Rather than investigating different hardware platforms separately, this work demonstrates how incorporating the TensorFlow Lite-based model into small, low-cost SBCs provides a feasible step forward in AI-assisted skin cancer diagnosis. The fast inference speed of Raspberry Pi and the combination of power efficiency and processing power of Jetson Nano show that AI-assisted diagnosis can be efficiently implemented on low-cost hardware. These results demonstrate that SBCs are not only capable of classification, but also provide a cost-effective and scalable option for mobile, power-efficient medical AI applications. Furthermore, such a system can enable remote monitoring of patients in rural or underserved areas, ensuring access to early diagnosis and treatment recommendations without the need for high-end medical infrastructure.

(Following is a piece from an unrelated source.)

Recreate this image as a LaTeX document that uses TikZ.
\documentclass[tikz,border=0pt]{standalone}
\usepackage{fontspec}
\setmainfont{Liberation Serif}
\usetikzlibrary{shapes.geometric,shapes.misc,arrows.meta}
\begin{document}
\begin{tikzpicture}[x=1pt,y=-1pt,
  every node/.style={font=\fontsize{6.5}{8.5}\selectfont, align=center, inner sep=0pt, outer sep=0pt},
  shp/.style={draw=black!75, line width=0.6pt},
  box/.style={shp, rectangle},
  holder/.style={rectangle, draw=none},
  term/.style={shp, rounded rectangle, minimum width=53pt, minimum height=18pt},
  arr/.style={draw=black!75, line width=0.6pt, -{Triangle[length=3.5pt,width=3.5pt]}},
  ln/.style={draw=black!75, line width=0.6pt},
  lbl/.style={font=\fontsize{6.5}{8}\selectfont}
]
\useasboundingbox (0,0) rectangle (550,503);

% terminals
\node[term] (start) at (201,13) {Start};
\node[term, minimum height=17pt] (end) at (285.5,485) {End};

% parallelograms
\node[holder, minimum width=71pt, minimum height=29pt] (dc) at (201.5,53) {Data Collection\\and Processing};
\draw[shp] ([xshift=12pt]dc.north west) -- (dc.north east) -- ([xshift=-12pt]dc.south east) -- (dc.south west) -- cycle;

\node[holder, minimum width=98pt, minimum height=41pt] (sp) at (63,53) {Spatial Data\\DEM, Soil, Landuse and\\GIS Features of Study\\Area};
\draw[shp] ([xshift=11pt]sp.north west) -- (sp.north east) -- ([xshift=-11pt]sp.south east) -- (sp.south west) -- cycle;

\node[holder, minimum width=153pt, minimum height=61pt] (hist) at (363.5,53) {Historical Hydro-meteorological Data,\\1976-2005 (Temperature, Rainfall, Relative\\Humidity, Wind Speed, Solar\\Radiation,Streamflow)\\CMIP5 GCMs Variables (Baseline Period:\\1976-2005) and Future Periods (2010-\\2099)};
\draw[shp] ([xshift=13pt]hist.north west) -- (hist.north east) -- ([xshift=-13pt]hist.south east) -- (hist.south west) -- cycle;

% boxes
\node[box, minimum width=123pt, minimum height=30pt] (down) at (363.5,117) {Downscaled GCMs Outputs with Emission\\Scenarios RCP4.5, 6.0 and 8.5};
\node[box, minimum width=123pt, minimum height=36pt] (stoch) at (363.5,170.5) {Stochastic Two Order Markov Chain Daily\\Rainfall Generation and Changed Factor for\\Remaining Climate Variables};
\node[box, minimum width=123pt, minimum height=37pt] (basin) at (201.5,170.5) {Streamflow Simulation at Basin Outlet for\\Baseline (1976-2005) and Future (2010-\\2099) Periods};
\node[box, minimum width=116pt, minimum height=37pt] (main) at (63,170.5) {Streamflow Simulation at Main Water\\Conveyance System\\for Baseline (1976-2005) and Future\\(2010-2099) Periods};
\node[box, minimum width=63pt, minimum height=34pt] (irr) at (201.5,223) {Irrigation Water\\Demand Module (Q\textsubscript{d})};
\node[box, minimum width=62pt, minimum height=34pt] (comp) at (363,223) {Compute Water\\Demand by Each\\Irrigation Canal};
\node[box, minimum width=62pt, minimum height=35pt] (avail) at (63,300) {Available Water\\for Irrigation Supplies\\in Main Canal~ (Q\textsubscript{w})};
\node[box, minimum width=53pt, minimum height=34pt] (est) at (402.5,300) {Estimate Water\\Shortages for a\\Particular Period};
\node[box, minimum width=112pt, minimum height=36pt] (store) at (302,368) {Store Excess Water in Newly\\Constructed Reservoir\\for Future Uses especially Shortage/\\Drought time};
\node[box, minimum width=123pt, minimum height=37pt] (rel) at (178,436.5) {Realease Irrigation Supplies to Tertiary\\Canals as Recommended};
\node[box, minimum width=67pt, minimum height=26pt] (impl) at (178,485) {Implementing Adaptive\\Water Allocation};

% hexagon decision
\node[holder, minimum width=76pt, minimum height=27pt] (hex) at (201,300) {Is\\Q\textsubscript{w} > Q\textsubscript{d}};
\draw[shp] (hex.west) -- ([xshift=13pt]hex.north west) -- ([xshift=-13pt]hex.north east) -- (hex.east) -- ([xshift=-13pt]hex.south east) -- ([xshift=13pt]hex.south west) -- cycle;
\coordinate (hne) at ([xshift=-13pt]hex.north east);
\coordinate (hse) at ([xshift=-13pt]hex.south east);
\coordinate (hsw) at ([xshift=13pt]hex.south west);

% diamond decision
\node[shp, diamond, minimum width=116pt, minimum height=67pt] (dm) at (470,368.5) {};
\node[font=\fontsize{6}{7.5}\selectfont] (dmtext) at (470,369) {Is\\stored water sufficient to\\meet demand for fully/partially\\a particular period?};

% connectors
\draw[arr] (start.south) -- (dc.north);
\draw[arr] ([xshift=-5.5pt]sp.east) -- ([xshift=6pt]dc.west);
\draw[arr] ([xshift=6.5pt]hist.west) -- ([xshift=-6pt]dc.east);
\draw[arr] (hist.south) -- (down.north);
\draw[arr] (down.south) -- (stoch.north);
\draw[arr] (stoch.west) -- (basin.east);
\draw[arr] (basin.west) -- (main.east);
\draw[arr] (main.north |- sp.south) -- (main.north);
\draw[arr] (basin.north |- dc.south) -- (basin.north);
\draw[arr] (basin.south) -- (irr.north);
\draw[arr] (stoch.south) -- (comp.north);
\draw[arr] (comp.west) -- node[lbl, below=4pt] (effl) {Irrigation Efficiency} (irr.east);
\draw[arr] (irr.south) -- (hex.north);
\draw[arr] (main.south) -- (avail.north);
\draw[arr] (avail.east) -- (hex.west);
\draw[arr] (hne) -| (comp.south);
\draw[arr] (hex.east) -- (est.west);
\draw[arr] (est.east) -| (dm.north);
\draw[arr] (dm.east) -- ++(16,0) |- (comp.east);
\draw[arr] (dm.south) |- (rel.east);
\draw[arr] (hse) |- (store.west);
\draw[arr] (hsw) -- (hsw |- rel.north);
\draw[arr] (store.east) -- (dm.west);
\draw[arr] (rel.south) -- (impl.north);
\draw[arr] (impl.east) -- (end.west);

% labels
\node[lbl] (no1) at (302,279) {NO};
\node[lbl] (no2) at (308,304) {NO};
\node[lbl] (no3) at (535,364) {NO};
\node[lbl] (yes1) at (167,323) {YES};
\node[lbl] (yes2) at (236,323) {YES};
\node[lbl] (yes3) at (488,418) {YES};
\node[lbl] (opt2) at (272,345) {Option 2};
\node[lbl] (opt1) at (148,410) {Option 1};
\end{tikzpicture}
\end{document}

However, this study has limitations, including the lack of diverse clinical images, which may affect the generalizability of the model. Computational constraints of edge devices also limit the complexity of the model. Further validation in real-world settings is required to address environmental variability. Network conditions, sensor inconsistencies and patient movement can affect applicability. Explainable AI (XAI) can improve model interpretability for medical practitioners. Expanding the dataset with diverse skin colors and lesion types is critical for robustness. Future work should optimize accuracy and efficiency for edge devices.

5. Conclusions

The HAM10000 dataset was used in this study to create and test a convolutional neural network (CNN) model for skin cancer classification on single-board computer (SBC) devices. The technique included data preprocessing, picture modification with UV spot detection and pigment comparison, model training and assessment, and hardware implementation. The suggested CNN model obtained 98% accuracy, beating other state-of-the-art techniques. Performance criteria including accuracy, recall, and F1-score showed consistent reliability across all seven illness categories.

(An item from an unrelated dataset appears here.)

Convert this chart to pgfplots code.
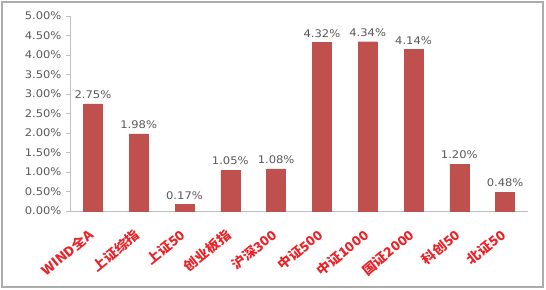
\documentclass[border=0pt]{standalone}
\usepackage{pgfplots}
\pgfplotsset{compat=1.18}
\usepackage{fontspec}
\setmainfont{DejaVu Sans}
\newfontfamily\numfont[FakeStretch=1.1]{DejaVu Sans}
\newfontfamily\cjk[FakeStretch=1.08]{Noto Sans CJK SC}
\definecolor{barred}{RGB}{192,80,77}
\definecolor{labred}{RGB}{235,35,40}
\definecolor{axgray}{RGB}{190,190,190}
\definecolor{txtgray}{RGB}{89,89,89}
\begin{document}
\begin{tikzpicture}
\useasboundingbox (-70bp,-79bp) rectangle (476bp,211bp);
\draw[draw=gray!65, line width=1.6bp] (-68bp,-76bp) rectangle (473bp,209bp);
\begin{axis}[
  at={(0,0)}, anchor=origin,
  scale only axis, width=458bp, height=195bp,
  xmin=0, xmax=10, ymin=0, ymax=5,
  axis x line*=bottom, axis y line*=left,
  axis line style={axgray, line width=0.8bp, -},
  clip=false,
  ybar, bar width=19bp,
  ytick={0,0.5,...,5},
  yticklabel={\pgfmathprintnumber[fixed,fixed zerofill,precision=2,assume math mode=true]{\tick}\%},
  yticklabel style={font=\numfont\fontsize{10.5bp}{12bp}\selectfont, text=txtgray, xshift=-1bp},
  ytick style={axgray, line width=0.8bp},
  major tick length=4bp,
  tick align=outside,
  xtick={0.5,1.5,...,9.5},
  xticklabels={WIND全A,上证综指,上证50,创业板指,沪深300,中证500,中证1000,国证2000,科创50,北证50},
  xticklabel style={font=\cjk\bfseries\fontsize{13bp}{14bp}\selectfont, text=labred, rotate=39, anchor=north east, inner sep=1bp, xshift=-11bp, yshift=-6bp},
  x tick style={draw=none},
  extra x ticks={0,1,...,10},
  extra x tick labels={},
  extra x tick style={tick style={axgray, line width=0.8bp}, major tick length=5bp},
  nodes near coords={\pgfmathprintnumber[fixed,fixed zerofill,precision=2,assume math mode=true]{\pgfplotspointmeta}\%},
  nodes near coords style={font=\numfont\fontsize{10.5bp}{12bp}\selectfont, text=txtgray, inner sep=5bp},
]
\addplot[fill=barred, draw=barred] coordinates {
(0.5,2.75) (1.5,1.98) (2.5,0.17) (3.5,1.05) (4.5,1.08)
(5.5,4.32) (6.5,4.34) (7.5,4.14) (8.5,1.20) (9.5,0.48)};
\end{axis}
\end{tikzpicture}
\end{document}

Experiments demonstrated that the model performed well when implemented on SBCs like Raspberry Pi 5 Model B and NVIDIA Jetson Nano. Raspberry Pi had the quickest detection time of 0.01 s, whereas Jetson Nano, especially in its MAXN power mode, combined efficient power use with a detection time of 0.036 s. Jetson Nano’s low-power 5 W mode, which operates at 3.1 W/h, has proven practical for energy-efficient applications.

These findings demonstrate the viability of using the CNN model in real-time, portable skin cancer detection devices with little hardware. Furthermore, the findings identify areas for further improvement in practical healthcare diagnostic applications.

Future research should improve the model’s adaptation to low-connectivity conditions. While the system functions offline, it does not receive constant updates, which may reduce its usefulness. Federated Learning (FL) is a promising method that allows for on-device training from remote places while syncing updates when internet connectivity is available. FL enables edge devices such as Raspberry Pi and Jetson Nano to learn on localized data while maintaining patient privacy. This strategy improves model performance without transferring raw medical data. However, issues including communication efficiency, resource restrictions, and model heterogeneity must be addressed.

Furthermore, using Explainable AI (XAI) can increase model interpretability, which boosts confidence among healthcare practitioners. Further optimization for real-time deployment on edge devices is required for broader use, guaranteeing scalable, privacy-preserving, and efficient skin cancer detection across a variety of medical scenarios.